**To be done:** Reproduce, character for character, the lines below from the first through the one with "import matplotlib.pyplot as plt". Leave pictures out.

**Material to process:**

>>>

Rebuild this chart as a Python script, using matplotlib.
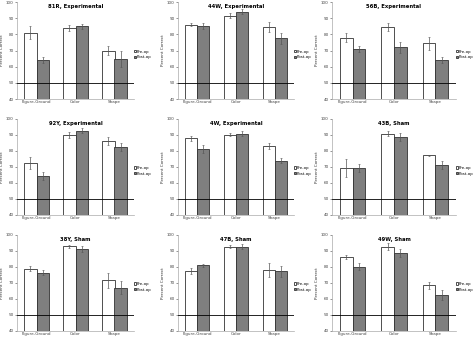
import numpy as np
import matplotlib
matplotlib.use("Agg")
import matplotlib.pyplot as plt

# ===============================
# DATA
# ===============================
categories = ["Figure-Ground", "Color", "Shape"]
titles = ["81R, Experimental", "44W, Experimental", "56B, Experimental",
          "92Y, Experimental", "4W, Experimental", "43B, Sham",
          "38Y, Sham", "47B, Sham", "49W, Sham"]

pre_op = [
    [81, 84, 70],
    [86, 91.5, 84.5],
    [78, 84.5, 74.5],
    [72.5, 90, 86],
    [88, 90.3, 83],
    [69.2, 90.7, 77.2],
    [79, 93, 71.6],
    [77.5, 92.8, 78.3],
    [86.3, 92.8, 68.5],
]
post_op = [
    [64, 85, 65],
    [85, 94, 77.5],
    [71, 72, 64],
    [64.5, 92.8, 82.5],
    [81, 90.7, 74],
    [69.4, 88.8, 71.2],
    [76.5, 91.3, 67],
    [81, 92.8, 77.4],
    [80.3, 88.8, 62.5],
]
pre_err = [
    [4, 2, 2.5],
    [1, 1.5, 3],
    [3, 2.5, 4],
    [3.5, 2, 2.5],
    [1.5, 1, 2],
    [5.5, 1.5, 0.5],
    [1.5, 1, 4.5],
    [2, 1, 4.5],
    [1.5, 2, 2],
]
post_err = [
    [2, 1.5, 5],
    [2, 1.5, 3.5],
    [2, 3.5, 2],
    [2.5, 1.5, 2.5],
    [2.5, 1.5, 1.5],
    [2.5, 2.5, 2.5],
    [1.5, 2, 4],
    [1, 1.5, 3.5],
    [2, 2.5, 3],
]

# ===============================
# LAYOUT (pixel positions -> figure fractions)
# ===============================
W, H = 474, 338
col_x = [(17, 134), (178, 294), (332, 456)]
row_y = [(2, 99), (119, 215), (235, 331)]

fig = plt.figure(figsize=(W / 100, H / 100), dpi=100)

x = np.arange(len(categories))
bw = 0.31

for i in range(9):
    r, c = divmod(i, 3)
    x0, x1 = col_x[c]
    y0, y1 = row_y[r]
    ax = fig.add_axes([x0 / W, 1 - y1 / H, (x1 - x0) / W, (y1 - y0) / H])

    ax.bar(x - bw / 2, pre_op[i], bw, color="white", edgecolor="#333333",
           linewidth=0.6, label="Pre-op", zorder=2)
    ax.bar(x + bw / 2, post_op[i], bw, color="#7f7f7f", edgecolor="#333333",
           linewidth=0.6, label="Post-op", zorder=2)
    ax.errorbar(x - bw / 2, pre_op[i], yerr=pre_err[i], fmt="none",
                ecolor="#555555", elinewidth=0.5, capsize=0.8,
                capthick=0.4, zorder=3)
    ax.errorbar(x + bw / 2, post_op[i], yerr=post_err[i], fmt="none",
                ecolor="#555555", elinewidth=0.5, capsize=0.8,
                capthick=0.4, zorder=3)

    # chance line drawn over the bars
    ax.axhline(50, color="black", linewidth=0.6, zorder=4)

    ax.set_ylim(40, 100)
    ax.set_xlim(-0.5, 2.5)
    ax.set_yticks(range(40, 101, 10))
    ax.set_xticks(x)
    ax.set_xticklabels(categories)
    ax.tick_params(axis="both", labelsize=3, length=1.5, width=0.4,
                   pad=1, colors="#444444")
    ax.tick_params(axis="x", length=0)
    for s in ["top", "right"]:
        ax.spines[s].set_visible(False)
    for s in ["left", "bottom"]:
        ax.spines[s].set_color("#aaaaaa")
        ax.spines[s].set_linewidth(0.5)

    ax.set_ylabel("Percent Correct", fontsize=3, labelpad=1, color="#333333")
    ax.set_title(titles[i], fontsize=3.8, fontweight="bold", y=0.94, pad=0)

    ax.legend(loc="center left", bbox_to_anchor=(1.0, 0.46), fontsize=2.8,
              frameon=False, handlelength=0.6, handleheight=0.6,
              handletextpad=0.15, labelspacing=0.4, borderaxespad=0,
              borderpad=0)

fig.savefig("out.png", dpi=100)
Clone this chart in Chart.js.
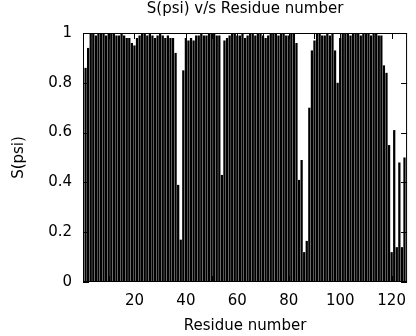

<<<

**Answer for this exercise:**
Rebuild this chart as a Python script, using matplotlib.
import numpy as np
import matplotlib
matplotlib.use("Agg")
import matplotlib.pyplot as plt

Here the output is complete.